Sehr traurig, was aus diesem interessierten aktiven jungen Mann geworden ist. Er hatte als Jugendlicher eine Umweltgruppe in der Schule gegründet, war im Vorstand der BUND Hessen, gab Nachhilfeunterricht im Studienkreis, arbeitete nebenbei als Rettungsschwimmer, u.v.m. Nichts davon ist geblieben, ich sehe ein Häufchen Elend sprachlos vor mir kauernd.
Durch eine Psychotherapeutin wurden wir auf die Angehörigengruppe der Uniklinik Frankfurt, geleitet von Dr. Bittner aufmerksam, an der wir teilgenommen haben. Die Informationsgruppe hat viel Wissen und Verständnis für die Erkrankung vermittelt, der Austausch war sehr hilfreich. Erstmals wurde u.a. betont, wie wichtig die Zusammenarbeit von Betroffenen, Behandlern und den Angehörigen ist. Auch das Fehlen der Krankheitseinsicht der Betroffenen war ein Thema, das viele Angehörige beschäftigt. Mit Medikamenten wäre ein gutes Leben mit dieser Erkrankung möglich.

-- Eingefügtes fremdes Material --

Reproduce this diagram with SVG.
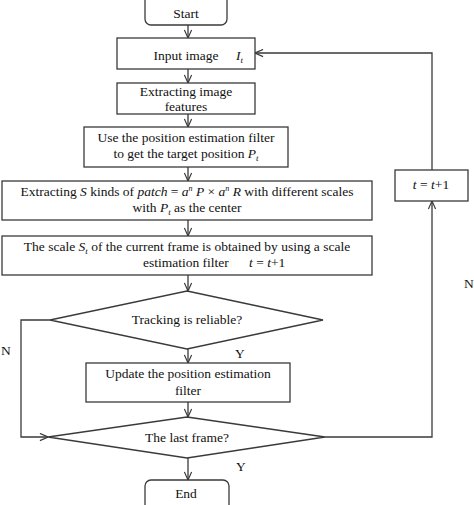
<svg xmlns="http://www.w3.org/2000/svg" width="474" height="505" viewBox="0 0 474 505">
<style>
.b{fill:#fff;stroke:#3a3a3a;stroke-width:1.3}
.c{fill:none;stroke:#3a3a3a;stroke-width:1.3}
text{font-family:"Liberation Serif","DejaVu Serif",serif;font-size:13.5px;fill:#111}
.m{text-anchor:middle}
.i{font-style:italic}
</style>
<defs>
<marker id="a" viewBox="0 0 10 10" refX="10" refY="5" markerWidth="9" markerHeight="9" markerUnits="userSpaceOnUse" orient="auto">
<path d="M1,1 L10,5 L1,9" fill="none" stroke="#3a3a3a" stroke-width="1.3"/>
</marker>
</defs>
<rect width="474" height="505" fill="#fff"/>
<g id="connectors">
<line class="c" x1="188" y1="25" x2="188" y2="38" marker-end="url(#a)"/>
<line class="c" x1="188" y1="69" x2="188" y2="83" marker-end="url(#a)"/>
<line class="c" x1="188" y1="114" x2="188" y2="127" marker-end="url(#a)"/>
<line class="c" x1="188" y1="167" x2="188" y2="181" marker-end="url(#a)"/>
<line class="c" x1="188" y1="220" x2="188" y2="236" marker-end="url(#a)"/>
<line class="c" x1="188" y1="275" x2="188" y2="291" marker-end="url(#a)"/>
<line class="c" x1="188" y1="349" x2="188" y2="363" marker-end="url(#a)"/>
<line class="c" x1="188" y1="402" x2="188" y2="417" marker-end="url(#a)"/>
<line class="c" x1="188" y1="458" x2="188" y2="480" marker-end="url(#a)"/>
<polyline class="c" points="50,320 21,320 21,437 48,437" marker-end="url(#a)"/>
<polyline class="c" points="325,437 432,437 432,201" marker-end="url(#a)"/>
<polyline class="c" points="432,170 432,53 255,53" marker-end="url(#a)"/>
<text x="1" y="355">N</text>
<text x="235" y="358">Y</text>
<text x="464" y="288">N</text>
<text x="236" y="471">Y</text>
</g>
<g id="start">
<rect class="b" x="145" y="-6" width="82" height="31" rx="6"/>
<text class="m" x="186" y="18">Start</text>
</g>
<g id="input">
<rect class="b" x="117" y="38" width="138" height="31"/>
<text class="m" x="186" y="60">Input image</text>
<text class="i" x="236" y="60">I<tspan font-size="9" dy="3">t</tspan></text>
</g>
<g id="features">
<rect class="b" x="117" y="83" width="138" height="31"/>
<text class="m" x="186" y="96">Extracting image</text>
<text class="m" x="186" y="111">features</text>
</g>
<g id="position">
<rect class="b" x="84" y="127" width="204" height="40"/>
<text class="m" x="186" y="142">Use the position estimation filter</text>
<text class="m" x="186" y="158">to get the target position <tspan class="i">P</tspan><tspan class="i" font-size="9" dy="3">t</tspan></text>
</g>
<g id="patch">
<rect class="b" x="2" y="181" width="370" height="39"/>
<text class="m" x="187" y="196">Extracting <tspan class="i">S</tspan> kinds of <tspan class="i">patch</tspan> = <tspan class="i">a</tspan><tspan class="i" font-size="8" dy="-5">n</tspan><tspan dy="5"> </tspan><tspan class="i">P</tspan> × <tspan class="i">a</tspan><tspan class="i" font-size="8" dy="-5">n</tspan><tspan dy="5"> </tspan><tspan class="i">R</tspan> with different scales</text>
<text class="m" x="187" y="212">with <tspan class="i">P</tspan><tspan class="i" font-size="9" dy="3">t</tspan><tspan dy="-3"> as the center</tspan></text>
</g>
<g id="scale">
<rect class="b" x="2" y="236" width="370" height="39"/>
<text class="m" x="187" y="251">The scale <tspan class="i">S</tspan><tspan class="i" font-size="9" dy="3">t</tspan><tspan dy="-3"> of the current frame is obtained by using a scale</tspan></text>
<text x="143" y="267">estimation filter</text>
<text x="249" y="267"><tspan class="i">t</tspan> = <tspan class="i">t</tspan>+1</text>
</g>
<g id="reliable">
<polygon class="b" points="187,291 323,320 187,349 50,320"/>
<text class="m" x="187" y="324">Tracking is reliable?</text>
</g>
<g id="update">
<rect class="b" x="86" y="363" width="204" height="39"/>
<text class="m" x="188" y="378">Update the position estimation</text>
<text class="m" x="188" y="395">filter</text>
</g>
<g id="lastframe">
<polygon class="b" points="187,417 325,437 187,458 48,437"/>
<text class="m" x="187" y="442">The last frame?</text>
</g>
<g id="inc">
<rect class="b" x="395" y="170" width="73" height="31"/>
<text class="m" x="431" y="189"><tspan class="i">t</tspan> = <tspan class="i">t</tspan>+1</text>
</g>
<g id="end">
<rect class="b" x="145" y="480" width="84" height="32" rx="6"/>
<text class="m" x="186" y="498">End</text>
</g>
</svg>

Es scheint aber so, als habe Sebastian leider keine Chance auf ein „zurück ins Leben“. Hat er wirklich keine Perspektiven mehr? Wie kann er die Wohnmöglichkeit behalten und Medikamente bekommen, wie ist das erreichbar?
von Ute D.
Diese Geschichte wurde uns im Rahmen der bundesweiten Aktion „Angehörige machen Geschichte(n)“ zugesandt.